“Tempo é vida”. Para milhares de pessoas essa expressão tem uma importância a mais além da força de sua concepção. Concluída em outubro, a campanha para doação de órgãos que adotou esse slogan desde 2006 não passa, ela é permanente. Apesar de registrar um aumento de 300% nas doações de rins e córneas em relação a 2006, a Central de Notificação, Captação e Distribuição de Órgãos de Alagoas que existe desde 1997, passa por dificuldades nos diversos processos que envolvem um transplante.
Um relatório elaborado pela equipe de assistentes sociais da CNCDO-AL, traça entre os anos de 1997 e 2007 um perfil dos doadores alagoanos. Foi constatado que os homens são a maioria, representando 73%. Uma informação importante diz respeito a doadores em potencial e os motivos de sua morte. Armas de fogo e acidentes de transito representam maioria das mortes por traumatismo craniano. Os tipos de óbitos por causas desconhecidas estão em segundo e as paradas respiratórias em terceiro. Quando é constatada uma morte cerebral nos hospitais, a equipe da Central começa uma corrida contra o tempo na tentativa de sensibilizar os parentes da vítima a doarem os órgãos para que eles passem a funcionar no corpo de quem ainda vive.
Atualmente, o Sistema Nacional de Transplantes tem aproximadamente 70 mil brasileiros aguardando a chance de prolongar e melhorar seus dias depois de um transplante. As cidades de Roraima e Tocantins não contam com CNCDO e o Amapá não possui hospitais credenciados para as cirurgias. Os transplantes no Brasil são feitos pelo SUS, que paga todo o procedimento e tratamento.
O maior problema para conseguir doadores está desde os primeiros atendimentos aos pacientes internados nos hospitais e pronto-atendimentos, até a papelada que a família preenche para oficializar o processo.
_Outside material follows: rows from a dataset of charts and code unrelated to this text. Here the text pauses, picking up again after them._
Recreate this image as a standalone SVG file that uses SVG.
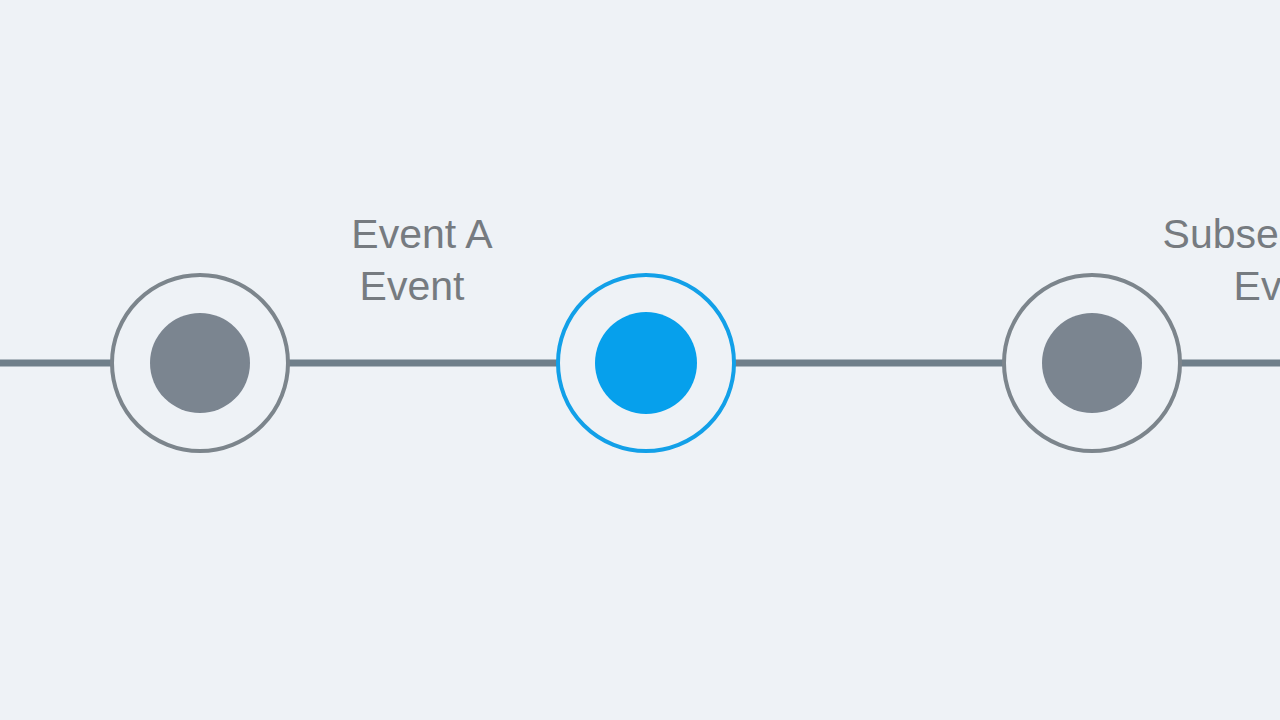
<svg xmlns="http://www.w3.org/2000/svg" width="1280" height="720" viewBox="0 0 1280 720">
<style>
.ring{fill:#eef2f6;stroke-width:4}
.g{stroke:#7c858c}
.b{stroke:#12a0e8}
.t{font-family:"Liberation Sans",Arial,sans-serif;font-size:41px;fill:#767b80;text-anchor:middle}
.ln{stroke:#6f7f8a;stroke-width:7}
</style>
<rect width="1280" height="720" fill="#eef2f6"/>
<g id="connectors">
<line class="ln" x1="0" y1="363" x2="112" y2="363"/>
<line class="ln" x1="288" y1="363" x2="558" y2="363"/>
<line class="ln" x1="734" y1="363" x2="1004" y2="363"/>
<line class="ln" x1="1180" y1="363" x2="1280" y2="363"/>
</g>
<g id="node1"><circle class="ring g" cx="200" cy="363" r="88"/><circle cx="200" cy="363" r="50" fill="#7b8590"/></g>
<g id="node2"><circle class="ring b" cx="646" cy="363" r="88"/><circle cx="646" cy="363" r="51" fill="#06a0ec"/></g>
<g id="node3"><circle class="ring g" cx="1092" cy="363" r="88"/><circle cx="1092" cy="363" r="50" fill="#7b8590"/></g>
<g id="label1"><text class="t" x="422" y="248">Event A</text><text class="t" x="412" y="300">Event</text></g>
<g id="label2"><text class="t" x="1272" y="248">Subsequent</text><text class="t" x="1286" y="300">Event</text></g>
</svg>
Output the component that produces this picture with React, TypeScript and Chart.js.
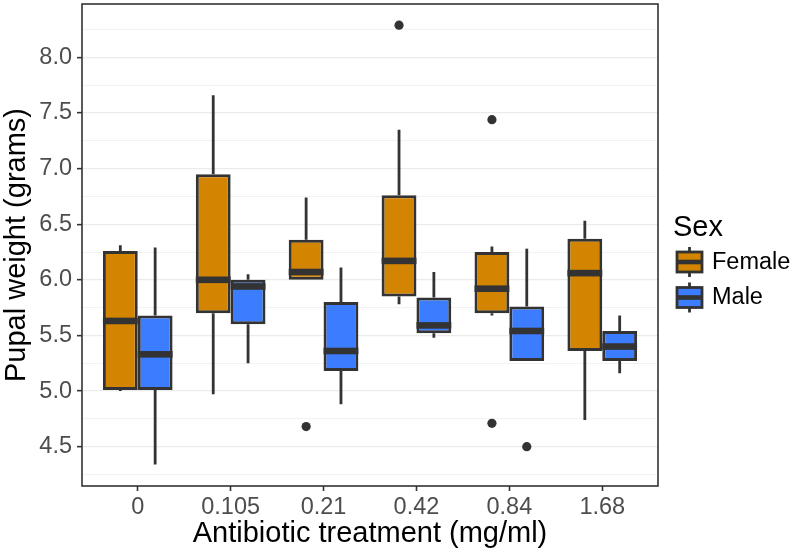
import React, { useEffect, useRef } from "react";
import { Chart, registerables } from "chart.js";

Chart.register(...registerables);

// ---------- data ----------
const categories = ["0", "0.105", "0.21", "0.42", "0.84", "1.68"];
const seriesNames = ["Female", "Male"];

const femaleMin = [5.0, 4.97, 6.0, 5.78, 5.68, 4.74];
const femaleQ1 = [5.01, 5.7, 6.0, 5.85, 5.7, 5.36];
const femaleMedian = [5.63, 6.0, 6.07, 6.17, 5.92, 6.06];
const femaleQ3 = [6.26, 6.95, 6.36, 6.76, 6.25, 6.37];
const femaleMax = [6.31, 7.66, 6.74, 7.35, 6.3, 6.53];
const femaleOutliers = [[], [], [4.68], [8.29], [7.44, 4.71], []];

const maleMin = [4.34, 5.25, 4.88, 5.48, 5.27, 5.16];
const maleQ1 = [5.01, 5.6, 5.18, 5.52, 5.27, 5.27];
const maleMedian = [5.33, 5.94, 5.36, 5.59, 5.54, 5.4];
const maleQ3 = [5.68, 6.0, 5.8, 5.84, 5.76, 5.54];
const maleMax = [6.29, 6.05, 6.11, 6.07, 6.28, 5.68];
const maleOutliers = [[], [], [], [], [4.5], []];

const yMajorTicks = [4.5, 5.0, 5.5, 6.0, 6.5, 7.0, 7.5, 8.0];
const yMinorTicks = [4.25, 4.75, 5.25, 5.75, 6.25, 6.75, 7.25, 7.75, 8.25];

const legendTitle = "Sex";
const xTitle = "Antibiotic treatment (mg/ml)";
const yTitle = "Pupal weight (grams)";

// ---------- styles ----------
const FONT = '"Liberation Sans", Arial, Helvetica, sans-serif';
const fillColors = ["#D38400", "#3C7DFF"];
const dark = "#333333";

const stats = [
  { min: femaleMin, q1: femaleQ1, med: femaleMedian, q3: femaleQ3, max: femaleMax, out: femaleOutliers },
  { min: maleMin, q1: maleQ1, med: maleMedian, q3: maleQ3, max: maleMax, out: maleOutliers },
];

const boxPlugin = {
  id: "boxExtras",
  beforeDatasetsDraw(chart: any) {
    const ctx = chart.ctx;
    const ys = chart.scales.y;
    ctx.save();
    ctx.strokeStyle = dark;
    ctx.lineWidth = 2.8;
    ctx.lineCap = "butt";
    stats.forEach((s, di) => {
      const meta = chart.getDatasetMeta(di);
      meta.data.forEach((bar: any, i: number) => {
        const x = bar.x;
        ctx.beginPath();
        ctx.moveTo(x, ys.getPixelForValue(s.max[i]));
        ctx.lineTo(x, ys.getPixelForValue(s.q3[i]));
        ctx.moveTo(x, ys.getPixelForValue(s.q1[i]));
        ctx.lineTo(x, ys.getPixelForValue(s.min[i]));
        ctx.stroke();
      });
    });
    ctx.restore();
  },
  afterDatasetsDraw(chart: any) {
    const ctx = chart.ctx;
    const ys = chart.scales.y;
    ctx.save();
    ctx.fillStyle = dark;
    stats.forEach((s, di) => {
      const meta = chart.getDatasetMeta(di);
      meta.data.forEach((bar: any, i: number) => {
        const x = bar.x;
        const w = bar.width;
        const ym = ys.getPixelForValue(s.med[i]);
        ctx.fillRect(x - w / 2, ym - 3.3, w, 6.6);
        s.out[i].forEach((v: number) => {
          ctx.beginPath();
          ctx.arc(x, ys.getPixelForValue(v), 4.6, 0, Math.PI * 2);
          ctx.fill();
        });
      });
    });
    ctx.restore();
  },
  afterDraw(chart: any) {
    const ctx = chart.ctx;
    const a = chart.chartArea;
    ctx.save();
    // panel border
    ctx.strokeStyle = dark;
    ctx.lineWidth = 1.6;
    ctx.strokeRect(a.left, a.top, a.right - a.left, a.bottom - a.top);

    // legend
    const lx = a.right + 15;
    ctx.fillStyle = "#000";
    ctx.font = `29px ${FONT}`;
    ctx.textBaseline = "alphabetic";
    ctx.textAlign = "left";
    ctx.fillText(legendTitle, lx, 236);
    seriesNames.forEach((name, i) => {
      const cy = 262 + i * 35.5;
      const bx = lx + 4;
      const bw = 25;
      const cx = bx + bw / 2;
      ctx.strokeStyle = dark;
      ctx.lineWidth = 2.8;
      ctx.beginPath();
      ctx.moveTo(cx, cy - 15);
      ctx.lineTo(cx, cy + 15);
      ctx.stroke();
      ctx.fillStyle = fillColors[i];
      ctx.fillRect(bx, cy - 10, bw, 20);
      ctx.strokeRect(bx, cy - 10, bw, 20);
      ctx.fillStyle = dark;
      ctx.fillRect(bx, cy - 2.3, bw, 4.6);
      ctx.fillStyle = "#000";
      ctx.font = `23.5px ${FONT}`;
      ctx.textBaseline = "middle";
      ctx.fillText(name, lx + 39, cy + 0.5);
    });
    ctx.restore();
  },
};

export default function App() {
  const ref = useRef<HTMLCanvasElement | null>(null);

  useEffect(() => {
    if (!ref.current) return;
    const datasets = stats.map((s, di) => ({
      label: seriesNames[di],
      data: s.q1.map((q1, i) => ({ x: i + 1, y: [q1, s.q3[i]] })),
      backgroundColor: fillColors[di],
      borderColor: dark,
      borderWidth: 3,
      borderSkipped: false,
      categoryPercentage: 0.75,
      barPercentage: 1.0,
    }));

    const chart = new Chart(ref.current, {
      type: "bar",
      data: { datasets } as any,
      options: {
        animation: false,
        responsive: false,
        maintainAspectRatio: false,
        layout: { padding: { top: 4, right: 135, bottom: 0, left: 0 } },
        plugins: { legend: { display: false }, tooltip: { enabled: false } },
        scales: {
          x: {
            type: "linear",
            min: 0.4,
            max: 6.6,
            offset: false,
            afterBuildTicks: (scale: any) => {
              scale.ticks = categories.map((_, i) => ({ value: i + 1 }));
            },
            afterFit: (scale: any) => {
              scale.height = 67;
              scale.paddingLeft = 0;
              scale.paddingRight = 0;
            },
            ticks: {
              autoSkip: false,
              maxRotation: 0,
              color: "#4D4D4D",
              font: { size: 23.5, family: FONT },
              padding: 2,
              callback: (v: any) => categories[Math.round(v) - 1] ?? "",
            },
            grid: {
              display: true,
              offset: false,
              drawOnChartArea: false,
              drawTicks: true,
              tickLength: 5,
              tickColor: dark,
              tickWidth: 1.6,
            },
            border: { display: false },
            title: {
              display: true,
              text: xTitle,
              color: "#000",
              font: { size: 29, family: FONT },
              padding: { top: 0, bottom: 2 },
            },
          },
          y: {
            type: "linear",
            min: 4.146,
            max: 8.48,
            beginAtZero: false,
            afterBuildTicks: (scale: any) => {
              const all = [...yMajorTicks, ...yMinorTicks].sort((a, b) => a - b);
              scale.ticks = all.map((v) => ({ value: v }));
            },
            afterFit: (scale: any) => {
              scale.width = 82;
              scale.paddingTop = 0;
              scale.paddingBottom = 0;
            },
            ticks: {
              autoSkip: false,
              color: "#4D4D4D",
              font: { size: 23.5, family: FONT },
              padding: 5,
              callback: (v: any) => (yMajorTicks.includes(v) ? Number(v).toFixed(1) : ""),
            },
            grid: {
              display: true,
              drawTicks: true,
              tickLength: 5,
              color: (c: any) => (yMajorTicks.includes(c.tick?.value) ? "#EBEBEB" : "#F2F2F2"),
              lineWidth: (c: any) => (yMajorTicks.includes(c.tick?.value) ? 1.3 : 1),
              tickColor: (c: any) => (yMajorTicks.includes(c.tick?.value) ? dark : "rgba(0,0,0,0)"),
              tickWidth: 1.6,
            },
            border: { display: false },
            title: {
              display: true,
              text: yTitle,
              color: "#000",
              font: { size: 29, family: FONT },
              padding: { top: 0, bottom: 0 },
            },
          },
        },
      } as any,
      plugins: [boxPlugin],
    });
    return () => chart.destroy();
  }, []);

  return (
    <div style={{ position: "absolute", left: 0, top: 0, width: 793, height: 553, background: "#fff" }}>
      <canvas ref={ref} width={793} height={553} style={{ display: "block", width: 793, height: 553 }} />
    </div>
  );
}
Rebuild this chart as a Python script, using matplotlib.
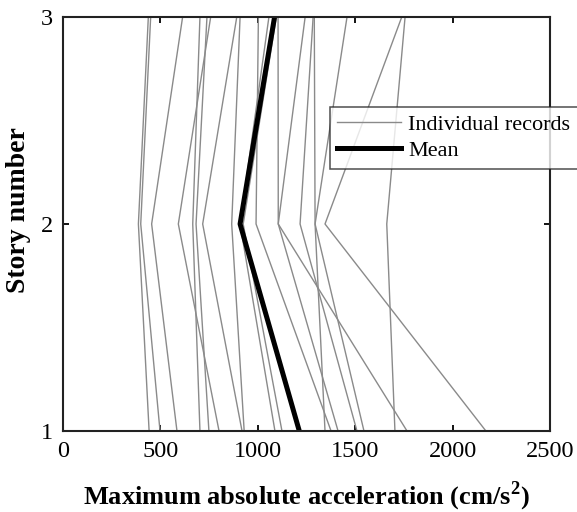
import matplotlib
matplotlib.use("Agg")
import matplotlib.pyplot as plt

plt.rcParams['font.family'] = ['Liberation Serif', 'DejaVu Serif']
plt.rcParams['mathtext.fontset'] = 'custom'
plt.rcParams['mathtext.rm'] = 'Liberation Serif'
plt.rcParams['mathtext.bf'] = 'Liberation Serif:bold'

stories = [1, 2, 3]

# Peak absolute floor acceleration per record (cm/s^2) at stories 1, 2, 3
records = [
    [442, 387, 438],
    [498, 399, 450],
    [585, 455, 614],
    [703, 666, 703],
    [749, 683, 739],
    [801, 592, 758],
    [919, 717, 892],
    [930, 866, 909],
    [1376, 991, 1003],
    [1088, 909, 1057],
    [1124, 925, 1095],
    [1766, 1105, 1104],
    [1412, 1105, 1243],
    [1509, 1217, 1284],
    [1345, 1294, 1290],
    [1545, 1294, 1458],
    [2171, 1345, 1739],
    [1704, 1662, 1756],
]
mean_acc = [1213, 909, 1086]

fig = plt.figure(figsize=(5.77, 5.12), dpi=100)
ax = fig.add_axes([0.1092, 0.1582, 0.844, 0.8086])

for i, rec in enumerate(records):
    ax.plot(rec, stories, color='#8a8a8a', lw=1.0,
            label='Individual records' if i == 0 else None)
ax.plot(mean_acc, stories, color='black', lw=3.6, label='Mean')

ax.set_xlim(0, 2500)
ax.set_ylim(1, 3)
ax.set_xticks([0, 500, 1000, 1500, 2000, 2500])
ax.set_yticks([1, 2, 3])
ax.tick_params(direction='in', length=4, width=1.3, labelsize=17.5,
               top=True, right=True, pad=7)
for s in ax.spines.values():
    s.set_linewidth(1.5)
    s.set_color('#222222')

ax.set_xlabel(r'Maximum absolute acceleration (cm/s$^{\mathbf{2}}$)',
              fontsize=19, fontweight='bold')
ax.xaxis.set_label_coords(0.5, -0.118)
ax.set_ylabel('Story number', fontsize=20, fontweight='bold')
ax.yaxis.set_label_coords(-0.066, 0.534)

leg = ax.legend(loc='upper left', bbox_to_anchor=(0.548, 0.7826),
                fontsize=16, frameon=True, fancybox=False,
                handlelength=2.85, handletextpad=0.35, borderpad=0.33,
                labelspacing=0.26, borderaxespad=0.0)
leg.get_frame().set_edgecolor('#222222')
leg.get_frame().set_linewidth(1.1)
leg.set_zorder(5)

fig.savefig('out.png', dpi=100)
A atendente da equipe diz que há negligência em alguns hospitais que não contatam a Central para que haja a captação a tempo. O presidente da Associação dos Renais de Alagoas, José Wilton, fala sobre quantidade de reclamações dos parentes com relação ao socorro e ao tratamento médico deficiente oferecido as vítimas, que segundo ele são enormes. Por conta disso muitas pessoas se recusam a colaborar. Os dois representantes das entidades disseram já ouvir famílias declararem que só começam a ser bem tratadas depois que o paciente morre. A prova consta no Perfil, 69% do não aproveitamento de órgãos aconteceram por negação dos familiares.
Para a equipe da Central de Órgãos a situação é mais complicada porque sua atuação só acontece depois do parecer que tira as esperanças de sobrevivência do individuo. Outra informação transmitida por José Wilton é a de que não há campanha para arrecadação de doadores cadáveres. Os números referentes a essa modalidade de doador apontam que a quantidade de órgãos arrecadados desse grupo é quase cinco vezes maior do que os que apresentavam morte por parada cárdio-respiratória, encefálica ou por acidente vascular cerebral.
Assistência questionada – Mesmo com essas dificuldades o aumento nos números de órgãos doados significa um avanço, a conscientização da população aos poucos está acontecendo. Para quem ainda espera pelo transplante, o tratamento para manter-se vivo nas condições mínimas é sempre árduo. Em Maceió quem precisa de diálise procura os hospitais Sanatório, Santa Casa, Açúcar, Universitário, Ortopédico e algumas clínicas credenciadas. Nessas unidades as reclamações com relação ao atendimento e estrutura destinados para pacientes do SUS são graves, resultando em denúncias enviadas aos Ministérios Públicos, Conselhos de Saúde, Associação dos Renais e sindicatos, além do próprio Estado que admite a falta de recursos para equipar e manter os locais de atendimento. Um triste dado relatado por José Wilton é de que a cada dez pacientes que esperam pelo órgão, oito não resistem. Há 596 pessoas na fila para receber um rim e uma quantidade que representa metade dessa demanda tentando entrar na lista, ou seja, doentes ainda sem tratamento.
Em Alagoas só são realizados transplantes de rins, córnea e coração. Este último possui referência nacional e está comemorando 20 anos de cirurgias bem sucedidas. Há algumas exceções para fila de espera. Pacientes cadastrados que estejam em situação crítica passam à frente de outros com casos controlados. Estando em qualquer lugar do País ou em uma cidade diferente à do órgão doado, ele tem a chance de salvar-se. Ao todo já foram feitas cerca de 410 operações no Estado. Só o número de pessoas em Alagoas esperando por uma oportunidade nessas três especialidades passa de 1 mil. Na última semana de outubro mais uma vida foi prolongada. O comerciário João Batista de Brito de 62 anos foi submetido a um transplante de coração realizado na Santa Casa. A equipe comemorou a cirurgia, um procedimento cardíaco que não acontecia no Estado há três anos.